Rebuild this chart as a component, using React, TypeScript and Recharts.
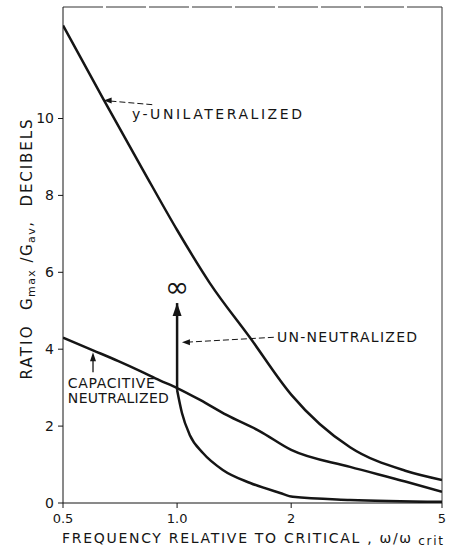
import React from "react";
import {
  LineChart,
  Line,
  XAxis,
  YAxis,
  ReferenceLine,
  ReferenceDot
} from "recharts";

// frequency relative to critical (w / w_crit), log axis
const xTicks = [0.5, 1, 2, 5];
const yTicks = [0, 2, 4, 6, 8, 10];
const yTop = 12.9;

// y-unilateralized curve
const unilatFreq = [0.5, 0.64, 0.813, 1.0, 1.22, 1.56, 2.0, 2.86, 4.0, 5.0];
const unilatDb = [12.42, 10.49, 8.66, 7.1, 5.72, 4.29, 2.82, 1.45, 0.84, 0.6];

// capacitive neutralized curve
const capFreq = [0.5, 0.6, 0.7, 0.8, 0.9, 1.0, 1.15, 1.35, 1.65, 2.0, 2.86, 4.0, 5.0];
const capDb = [4.3, 3.97, 3.69, 3.43, 3.19, 2.99, 2.68, 2.29, 1.87, 1.38, 0.94, 0.56, 0.29];

// un-neutralized curve (goes to infinity at w = w_crit)
const unneutFreq = [1.0, 1.03, 1.08, 1.17, 1.32, 1.56, 1.87, 2.02, 2.86, 5.0];
const unneutDb = [2.94, 2.34, 1.77, 1.3, 0.86, 0.52, 0.26, 0.16, 0.08, 0.03];
const infFreq = [1.0, 1.0];
const infDb = [2.94, 5.2];

const toRows = (fs: number[], vs: number[]) => fs.map((f, i) => ({ f, v: vs[i] }));

const unilatData = toRows(unilatFreq, unilatDb);
const capData = toRows(capFreq, capDb);
const unneutData = toRows(unneutFreq, unneutDb);
const infData = toRows(infFreq, infDb);

const FONT = "'DejaVu Sans', sans-serif";
const INK = "#151515";

const fmtX = (v: number) => (v === 0.5 ? "0.5" : v === 1 ? "1.0" : String(v));

const arrowLeft = (p: any) => (
  <polygon
    points={`${p.cx},${p.cy} ${p.cx + 8},${p.cy - 3} ${p.cx + 8},${p.cy + 3}`}
    fill={INK}
  />
);

const arrowUp = (p: any) => (
  <polygon
    points={`${p.cx},${p.cy} ${p.cx - 3},${p.cy + 9} ${p.cx + 3},${p.cy + 9}`}
    fill={INK}
  />
);

const bigArrow = (p: any) => (
  <g>
    <polygon
      points={`${p.cx},${p.cy} ${p.cx - 4.5},${p.cy + 13} ${p.cx + 4.5},${p.cy + 13}`}
      fill={INK}
    />
    <text
      x={p.cx}
      y={p.cy - 6}
      textAnchor="middle"
      fontFamily={FONT}
      fontSize={29}
      fill={INK}
    >
      ∞
    </text>
  </g>
);

const note = (lines: string[], widths: number[]) => (p: any) => (
  <g>
    {lines.map((s, i) => (
      <text
        key={s}
        x={p.cx}
        y={p.cy + i * 15}
        fontFamily={FONT}
        fontSize={14}
        fill={INK}
        textLength={widths[i]}
        lengthAdjust="spacing"
      >
        {s}
      </text>
    ))}
  </g>
);

const YTitle = (props: any) => {
  const vb = props.viewBox || { x: 0, y: 7, width: 63, height: 496 };
  const cx = 27;
  const parts = [
    { y: 353, len: 53, el: <tspan>RATIO</tspan> },
    {
      y: 266,
      len: 88,
      el: (
        <>
          <tspan>G</tspan>
          <tspan fontSize={11} dy={4}>max</tspan>
          <tspan dy={-4}> /G</tspan>
          <tspan fontSize={11} dy={4}>av</tspan>
          <tspan dy={-4}>,</tspan>
        </>
      )
    },
    { y: 163, len: 87, el: <tspan>DECIBELS</tspan> }
  ];
  return (
    <g>
      {parts.map((pt, i) => (
        <text
          key={i}
          x={cx}
          y={pt.y + (vb.y - 7)}
          transform={`rotate(-90, ${cx}, ${pt.y + (vb.y - 7)})`}
          textAnchor="middle"
          dominantBaseline="central"
          fontFamily={FONT}
          fontSize={15}
          fill={INK}
          textLength={pt.len}
          lengthAdjust="spacing"
        >
          {pt.el}
        </text>
      ))}
    </g>
  );
};

const XTitle = (props: any) => {
  const vb = props.viewBox || { x: 63, y: 503, width: 379, height: 49 };
  return (
    <text
      x={vb.x - 1}
      y={vb.y + 40}
      fontFamily={FONT}
      fontSize={14}
      fill={INK}
      textLength={381}
      lengthAdjust="spacing"
    >
      <tspan>FREQUENCY  RELATIVE  TO  CRITICAL ,  ω/ω</tspan>
      <tspan fontSize={12} dy={2}> crit</tspan>
    </text>
  );
};

export default function App() {
  return (
    <div style={{ position: "absolute", left: 0, top: 0, background: "#fff" }}>
      <LineChart
        width={455}
        height={552}
        margin={{ top: 7, right: 13, bottom: 0, left: 0 }}
      >
        <XAxis
          dataKey="f"
          type="number"
          scale="log"
          domain={[0.5, 5]}
          allowDataOverflow
          ticks={xTicks}
          tickFormatter={fmtX}
          height={49}
          tickSize={5}
          tickMargin={6}
          stroke={INK}
          tick={{ fill: INK, fontSize: 13, fontFamily: FONT }}
          label={{ content: XTitle }}
        />
        <YAxis
          type="number"
          domain={[0, yTop]}
          allowDataOverflow
          ticks={yTicks}
          width={63}
          tickSize={5}
          tickMargin={4}
          stroke={INK}
          tick={{ fill: INK, fontSize: 14, fontFamily: FONT }}
          label={{ content: YTitle }}
        />
        <ReferenceLine y={yTop} stroke="#333" strokeWidth={1} strokeDasharray="40 3" />
        <ReferenceLine x={5} stroke="#333" strokeWidth={1} />

        <Line
          data={unilatData}
          dataKey="v"
          type="monotone"
          stroke={INK}
          strokeWidth={2.5}
          dot={false}
          isAnimationActive={false}
        />
        <Line
          data={capData}
          dataKey="v"
          type="monotone"
          stroke={INK}
          strokeWidth={2.5}
          dot={false}
          isAnimationActive={false}
        />
        <Line
          data={unneutData}
          dataKey="v"
          type="monotone"
          stroke={INK}
          strokeWidth={2.5}
          dot={false}
          isAnimationActive={false}
        />
        <Line
          data={infData}
          dataKey="v"
          type="linear"
          stroke={INK}
          strokeWidth={2.5}
          dot={false}
          isAnimationActive={false}
        />
        <ReferenceDot x={1.0} y={5.2} shape={bigArrow} />

        {/* y-unilateralized note */}
        <ReferenceLine
          segment={[{ x: 0.86, y: 10.36 }, { x: 0.655, y: 10.46 }]}
          stroke={INK}
          strokeWidth={1}
          strokeDasharray="6 3"
        />
        <ReferenceDot x={0.64} y={10.47} shape={arrowLeft} />
        <ReferenceDot x={0.76} y={10.0} shape={note(["y-UNILATERALIZED"], [170])} />

        {/* un-neutralized note */}
        <ReferenceLine
          segment={[{ x: 1.8, y: 4.31 }, { x: 1.05, y: 4.18 }]}
          stroke={INK}
          strokeWidth={1}
          strokeDasharray="6 3"
        />
        <ReferenceDot x={1.03} y={4.18} shape={arrowLeft} />
        <ReferenceDot x={1.835} y={4.18} shape={note(["UN-NEUTRALIZED"], [140])} />

        {/* capacitive neutralized note */}
        <ReferenceLine
          segment={[{ x: 0.6, y: 3.4 }, { x: 0.6, y: 3.8 }]}
          stroke={INK}
          strokeWidth={1.3}
        />
        <ReferenceDot x={0.6} y={3.92} shape={arrowUp} />
        <ReferenceDot
          x={0.515}
          y={2.99}
          shape={note(["CAPACITIVE", "NEUTRALIZED"], [87, 101])}
        />
      </LineChart>
    </div>
  );
}
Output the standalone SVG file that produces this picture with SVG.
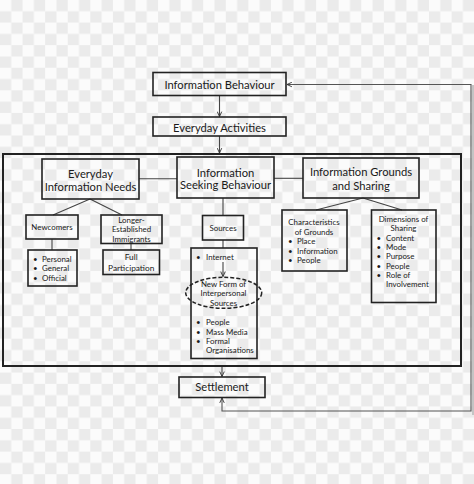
<svg xmlns="http://www.w3.org/2000/svg" width="474" height="484" viewBox="0 0 474 484">
<defs>
<pattern id="chk" x="0" y="0" width="22.58" height="22.58" patternUnits="userSpaceOnUse">
<rect x="0" y="0" width="22.58" height="22.58" fill="#fbfbfb"/>
<rect x="11.29" y="0" width="11.29" height="11.29" fill="#ebebeb"/>
<rect x="0" y="11.29" width="11.29" height="11.29" fill="#ebebeb"/>
</pattern>
<marker id="arr" viewBox="0 0 8 8" refX="7.5" refY="4" markerWidth="6" markerHeight="6" markerUnits="userSpaceOnUse" orient="auto-start-reverse">
<path d="M1,1 L7.5,4 L1,7" fill="none" stroke="#333" stroke-width="1.2"/>
</marker>
<style>
.box{fill:none;stroke:#222;stroke-width:1.6}
.big{fill:none;stroke:#222;stroke-width:2}
.ln{fill:none;stroke:#444;stroke-width:1.1}
.fb{fill:none;stroke:#555;stroke-width:1.1}
text{font-family:Lato,"Liberation Sans",sans-serif;fill:#1a1a1a}
.L{font-size:11.2px;text-anchor:middle}
.S{font-size:7.9px}
.Sc{font-size:7.9px;text-anchor:middle}
.M{font-size:8.3px;text-anchor:middle}
</style>
</defs>
<rect x="0" y="0" width="474" height="484" fill="url(#chk)"/>
<rect x="472" y="85" width="2" height="330" fill="#c4c4c4"/>

<g id="connectors">
<line class="ln" x1="219.5" y1="96" x2="219.5" y2="116.5" marker-end="url(#arr)"/>
<line class="ln" x1="219.5" y1="136" x2="219.5" y2="153" marker-end="url(#arr)"/>
<line class="ln" x1="139" y1="178.7" x2="177" y2="178.7"/>
<line class="ln" x1="274" y1="178.3" x2="303" y2="178.3"/>
<line class="ln" x1="90" y1="199" x2="53" y2="215"/>
<line class="ln" x1="90" y1="199" x2="122" y2="215"/>
<line class="ln" x1="52" y1="239" x2="52" y2="250"/>
<line class="ln" x1="131" y1="243.5" x2="131" y2="250"/>
<line class="ln" x1="223" y1="198" x2="223" y2="215.5"/>
<line class="ln" x1="223" y1="240" x2="223" y2="248"/>
<line class="ln" x1="223" y1="262" x2="223" y2="276.5" marker-end="url(#arr)"/>
<line class="ln" x1="363" y1="198" x2="316" y2="210"/>
<line class="ln" x1="363" y1="198" x2="402" y2="210"/>
<line class="ln" x1="222" y1="366" x2="222" y2="376.5" marker-end="url(#arr)"/>
<path class="fb" d="M287,84.5 H471 V411 H222 V398" marker-start="url(#arr)" marker-end="url(#arr)"/>
</g>

<g id="information-behaviour">
<rect class="box" x="153" y="72.5" width="133" height="23"/>
<text class="L" x="219.5" y="89">Information Behaviour</text>
</g>
<g id="everyday-activities">
<rect class="box" x="153" y="117" width="133" height="19"/>
<text class="L" x="219.5" y="131.5">Everyday Activities</text>
</g>
<g id="context-frame">
<rect class="big" x="3" y="154" width="458" height="212"/>
</g>
<g id="everyday-information-needs">
<rect class="box" x="42" y="159" width="97" height="40"/>
<text class="L" x="90.5" y="178">Everyday</text>
<text class="L" x="90.5" y="190.6">Information Needs</text>
</g>
<g id="information-seeking-behaviour">
<rect class="box" x="177" y="157" width="97" height="41"/>
<text class="L" x="225.5" y="176.6">Information</text>
<text class="L" x="225.5" y="189.2">Seeking Behaviour</text>
</g>
<g id="information-grounds">
<rect class="box" x="303" y="158" width="116" height="40"/>
<text class="L" x="361" y="176">Information Grounds</text>
<text class="L" x="361" y="190">and Sharing</text>
</g>
<g id="newcomers">
<rect class="box" x="26" y="215" width="52" height="24"/>
<text class="Sc" x="52" y="229.8">Newcomers</text>
</g>
<g id="longer-established">
<rect class="box" x="101" y="215" width="61" height="28.5"/>
<text class="Sc" x="131.5" y="222.5">Longer-</text>
<text class="Sc" x="131.5" y="232.1">Established</text>
<text class="Sc" x="131.5" y="241.8">Immigrants</text>
</g>
<g id="newcomer-needs">
<rect class="box" x="28" y="250" width="49" height="36"/>
<text class="S" x="33" y="261.5">•</text><text class="S" x="42" y="261.5">Personal</text>
<text class="S" x="33" y="271.1">•</text><text class="S" x="42" y="271.1">General</text>
<text class="S" x="33" y="280.5">•</text><text class="S" x="42" y="280.5">Official</text>
</g>
<g id="full-participation">
<rect class="box" x="103" y="250" width="56.5" height="24.5"/>
<text class="M" x="131.2" y="260.1">Full</text>
<text class="M" x="131.2" y="270.9">Participation</text>
</g>
<g id="sources">
<rect class="box" x="202.5" y="215.5" width="41" height="24.5"/>
<text class="Sc" x="223" y="230.5">Sources</text>
</g>
<g id="sources-list">
<rect class="box" x="191" y="248" width="66" height="110.5"/>
<text class="S" x="196" y="259.5">•</text><text class="S" x="206" y="259.5">Internet</text>
<text class="S" x="196" y="325.1">•</text><text class="S" x="206" y="325.1">People</text>
<text class="S" x="196" y="334.5">•</text><text class="S" x="206" y="334.5">Mass Media</text>
<text class="S" x="196" y="343.8">•</text><text class="S" x="206" y="343.8">Formal</text>
<text class="S" x="206" y="353.1">Organisations</text>
</g>
<g id="new-form">
<ellipse cx="223.7" cy="292.8" rx="38" ry="15.5" fill="none" stroke="#222" stroke-width="1.5" stroke-dasharray="4 2"/>
<text class="Sc" x="223.5" y="287.1">New Form of</text>
<text class="Sc" x="223.5" y="296.1">Interpersonal</text>
<text class="Sc" x="223.5" y="305.5">Sources</text>
</g>
<g id="characteristics">
<rect class="box" x="282" y="210" width="65" height="61"/>
<text class="Sc" x="314" y="225.1">Characteristics</text>
<text class="Sc" x="314" y="234.5">of  Grounds</text>
<text class="S" x="288" y="244.1">•</text><text class="S" x="297" y="244.1">Place</text>
<text class="S" x="288" y="253.5">•</text><text class="S" x="297" y="253.5">Information</text>
<text class="S" x="288" y="262.8">•</text><text class="S" x="297" y="262.8">People</text>
</g>
<g id="dimensions">
<rect class="box" x="371.5" y="210" width="64.5" height="92.5"/>
<text class="Sc" x="403.5" y="221.5">Dimensions of</text>
<text class="Sc" x="403.5" y="231.1">Sharing</text>
<text class="S" x="376.5" y="240.5">•</text><text class="S" x="386" y="240.5">Content</text>
<text class="S" x="376.5" y="249.8">•</text><text class="S" x="386" y="249.8">Mode</text>
<text class="S" x="376.5" y="259.1">•</text><text class="S" x="386" y="259.1">Purpose</text>
<text class="S" x="376.5" y="268.5">•</text><text class="S" x="386" y="268.5">People</text>
<text class="S" x="376.5" y="277.8">•</text><text class="S" x="386" y="277.8">Role of</text>
<text class="S" x="386" y="287.1">Involvement</text>
</g>
<g id="settlement">
<rect class="box" x="179" y="377" width="86" height="20.5"/>
<text class="L" x="222" y="391.2">Settlement</text>
</g>
</svg>
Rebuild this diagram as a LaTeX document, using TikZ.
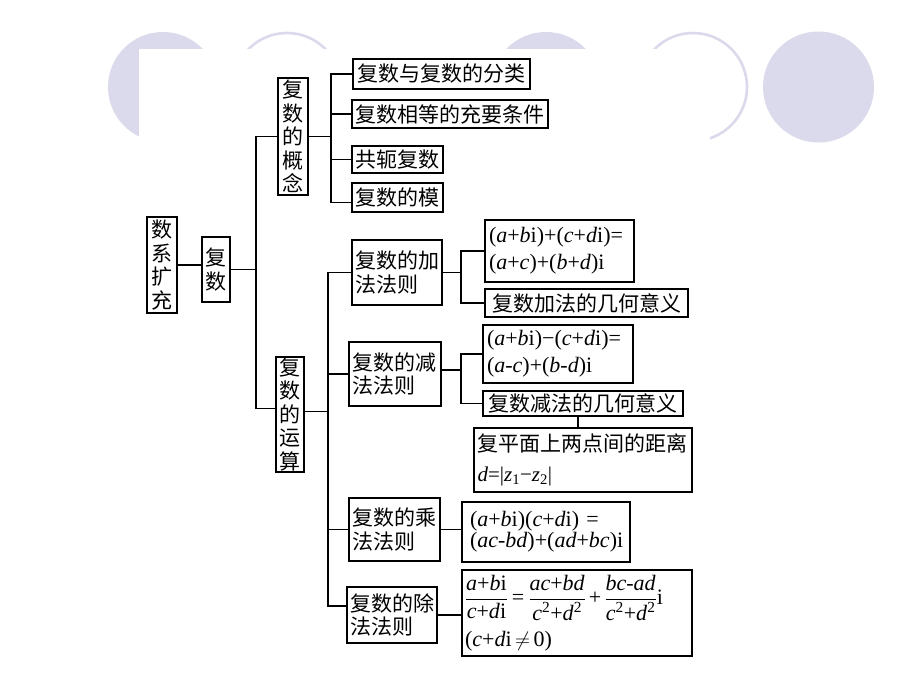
\documentclass[tikz,border=0pt]{standalone}
\usepackage{amsmath}
\usepackage{fontspec}
\setmainfont{Liberation Serif}
\newfontfamily\cjk{Noto Sans CJK SC}
\definecolor{lav}{RGB}{218,218,236}
\newcommand{\Fr}[2]{$\genfrac{}{}{0.9pt}{0}{\hbox{#1}}{\hbox{#2}}$}
\begin{document}
\begin{tikzpicture}[x=1pt,y=-1pt,
  bx/.style={draw, line width=1.4pt, inner sep=0pt, fill=white},
  cn/.style={font=\cjk\fontsize{21pt}{23.5pt}\selectfont},
  fm/.style={font=\fontsize{22pt}{27pt}\selectfont},
  ln/.style={line width=1.4pt},
  sz/.style 2 args={minimum width=#1, minimum height=#2}]
\useasboundingbox (0,0) rectangle (920,690);
\fill[white] (0,0) rectangle (920,690);
% background circles
\fill[lav] (163,87) circle (55);
\draw[lav, line width=2.6pt] (287,87) circle (54);
\fill[lav] (546,87) circle (55);
\draw[lav, line width=2.6pt] (693,87) circle (54);
\fill[lav] (818.5,87) circle (55.5);
\fill[white] (139,49) rectangle (710,690);
% nodes
\node[bx,cn,sz={30}{96},align=center] (root) at (162,265) {数\\系\\扩\\充};
\node[bx,cn,sz={28}{65},align=center] (fs) at (216,269.5) {复\\数};
\node[bx,cn,sz={30}{117},align=center] (gn) at (293,136.5) {复\\数\\的\\概\\念};
\node[bx,cn,sz={28}{115},align=center] (ys) at (290,414.5) {复\\数\\的\\运\\算};
\node[bx,cn,sz={177}{30}] (g1) at (441.5,74) {复数与复数的分类};
\node[bx,cn,sz={196}{28}] (g2) at (450,114) {复数相等的充要条件};
\node[bx,cn,sz={91}{27}] (g3) at (397.5,159.5) {共轭复数};
\node[bx,cn,sz={91}{29}] (g4) at (397.5,197.5) {复数的模};
\node[bx,cn,sz={90}{65},text width=84pt,align=left] (jia) at (397,272.5) {复数的加\\法法则};
\node[bx,cn,sz={92}{64},text width=86pt,align=left] (jian) at (395,374) {复数的减\\法法则};
\node[bx,cn,sz={91}{63},text width=85pt,align=left] (cheng) at (394.5,529.5) {复数的乘\\法法则};
\node[bx,cn,sz={90}{56},text width=84pt,align=left] (chu) at (392,615) {复数的除\\法法则};
\node[bx,fm,sz={149}{62},text width=141pt,align=left] (jf) at (559.5,251)
  {(\textit{a}+\textit{b}i)+(\textit{c}+\textit{d}i)=\\(\textit{a}+\textit{c})+(\textit{b}+\textit{d})i};
\node[bx,cn,sz={203}{28}] (jg) at (586.5,303) {复数加法的几何意义};
\node[bx,fm,sz={150}{58},text width=142pt,align=left] (jnf) at (558,354)
  {(\textit{a}+\textit{b}i)−(\textit{c}+\textit{d}i)=\\(\textit{a}-\textit{c})+(\textit{b}-\textit{d})i};
\node[bx,cn,sz={200}{25}] (jng) at (583,403.5) {复数减法的几何意义};
\node[bx,font=\fontsize{21pt}{30pt}\selectfont,sz={218}{64},text width=211pt,align=left] (dist) at (583,460)
  {{\cjk 复平面上两点间的距离}\\
   \textit{d}=|\textit{z}\textsubscript{1}−\textit{z}\textsubscript{2}|};
\node[bx,font=\fontsize{22pt}{21pt}\selectfont,sz={168}{60},text width=152pt,align=left] (cf) at (546,532)
  {\mbox{(\textit{a}+\textit{b}i)(\textit{c}+\textit{d}i) =}\\\mbox{(\textit{ac}-\textit{bd})+(\textit{ad}+\textit{bc})i}};
\node[bx,font=\fontsize{22pt}{42pt}\selectfont,sz={230}{86},text width=224pt,align=left] (chf) at (577,613)
  {\Fr{\textit{a}+\textit{b}i}{\textit{c}+\textit{d}i}\hspace{4pt}=\hspace{4pt}%
   \Fr{\textit{ac}+\textit{bd}}{\textit{c}\textsuperscript{2}+\textit{d}\textsuperscript{2}}\hspace{3pt}+\hspace{3pt}%
   \Fr{\textit{bc}-\textit{ad}}{\textit{c}\textsuperscript{2}+\textit{d}\textsuperscript{2}}i\\
   (\textit{c}+\textit{d}i$\,\neq\,$0)};
% connector coordinates
\coordinate (sp) at (256,0);
\coordinate (bg) at (331,0);
\coordinate (bo) at (328,0);
\coordinate (bj) at (461,0);
% connectors
\draw[ln] (root.east) -- (root.east -| fs.west);
\draw[ln] (fs.east) -- (fs.east -| sp);
\draw[ln] (gn.west) -- (gn.west -| sp) -- ([yshift=6pt]ys.west -| sp) -- ([yshift=6pt]ys.west);
\draw[ln] (gn.east) -- (gn.east -| bg);
\draw[ln] (g1.west) -- (g1.west -| bg) -- ([yshift=-5pt]g4.west -| bg) -- ([yshift=-5pt]g4.west);
\draw[ln] (g2.west) -- (g2.west -| bg);
\draw[ln] (g3.west) -- (g3.west -| bg);
\draw[ln] ([yshift=3pt]ys.east) -- ([yshift=3pt]ys.east -| bo);
\draw[ln] (jia.west) -- (jia.west -| bo) -- ([yshift=9pt]chu.west -| bo) -- ([yshift=9pt]chu.west);
\draw[ln] (jian.west) -- (jian.west -| bo);
\draw[ln] (cheng.west) -- (cheng.west -| bo);
\draw[ln] (jia.east) -- (jia.east -| bj);
\draw[ln] (jf.west) -- (jf.west -| bj) -- (jg.west -| bj) -- (jg.west);
\draw[ln] ([yshift=4pt]jian.east) -- ([yshift=4pt]jian.east -| bj);
\draw[ln] (jnf.west) -- (jnf.west -| bj) -- (jng.west -| bj) -- (jng.west);
\draw[ln] ([xshift=-5pt]jng.south) -- ([xshift=-5pt]jng.south |- dist.north);
\draw[ln] (cheng.east) -- (cheng.east -| cf.west);
\draw[ln] (chu.east) -- (chu.east -| chf.west);
\end{tikzpicture}
\end{document}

## [Task description]
Without the pictures, repeat the entries above line by line, from the first through the one that contains "0.94, 0.56, 0.29];", both ends included.

## [Solution to this problem]
Rebuild this chart as a component, using React, TypeScript and Recharts.
import React from "react";
import {
  LineChart,
  Line,
  XAxis,
  YAxis,
  ReferenceLine,
  ReferenceDot
} from "recharts";

// frequency relative to critical (w / w_crit), log axis
const xTicks = [0.5, 1, 2, 5];
const yTicks = [0, 2, 4, 6, 8, 10];
const yTop = 12.9;

// y-unilateralized curve
const unilatFreq = [0.5, 0.64, 0.813, 1.0, 1.22, 1.56, 2.0, 2.86, 4.0, 5.0];
const unilatDb = [12.42, 10.49, 8.66, 7.1, 5.72, 4.29, 2.82, 1.45, 0.84, 0.6];

// capacitive neutralized curve
const capFreq = [0.5, 0.6, 0.7, 0.8, 0.9, 1.0, 1.15, 1.35, 1.65, 2.0, 2.86, 4.0, 5.0];
const capDb = [4.3, 3.97, 3.69, 3.43, 3.19, 2.99, 2.68, 2.29, 1.87, 1.38, 0.94, 0.56, 0.29];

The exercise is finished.